Implications of Oral Contracts
The court acknowledged the complexities surrounding oral contracts, particularly in the context of the statute of frauds. It emphasized that while oral contracts are generally less reliable due to their potential for misinterpretation and perjury, they are not inherently unenforceable. The court's decision highlighted the importance of balancing the need for formal documentation against the realities of business practices where oral agreements are common. The court expressed reluctance to impose a stringent rule that could result in denying valid claims based on oral agreements when sufficient evidence existed. By requiring clear and convincing evidence for the enforcement of such contracts, the court aimed to protect defendants from fraudulent claims while still allowing legitimate claims to proceed. This nuanced approach recognized that while the statute of frauds serves a critical purpose, it should not act as an absolute barrier to justice in cases where oral agreements can be substantiated through credible testimony and supporting evidence.

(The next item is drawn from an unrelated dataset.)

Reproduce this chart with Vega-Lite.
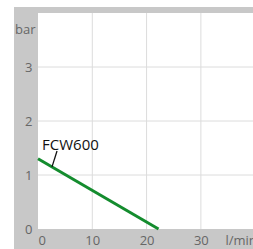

Final Decision and Directions
Ultimately, the court affirmed the jury's verdict, concluding that the oral agreement between Thompson and the defendants was valid and enforceable. The court also noted that the trial court erred in failing to instruct the jury on the issue of prejudgment interest, an oversight that warranted further consideration. The court directed that if Thompson moved for a new trial regarding the prejudgment interest, it should be granted. The ruling underscored the court's commitment to ensuring fairness and justice in contractual disputes, especially where oral agreements are concerned. The decision also reaffirmed the importance of clear evidence in supporting claims that might otherwise be challenged by the statute of frauds. Thus, the court's ruling provided guidance on the treatment of oral contracts and the standards necessary to uphold them in court, reflecting a careful consideration of both legal principles and the realities of contractual relationships.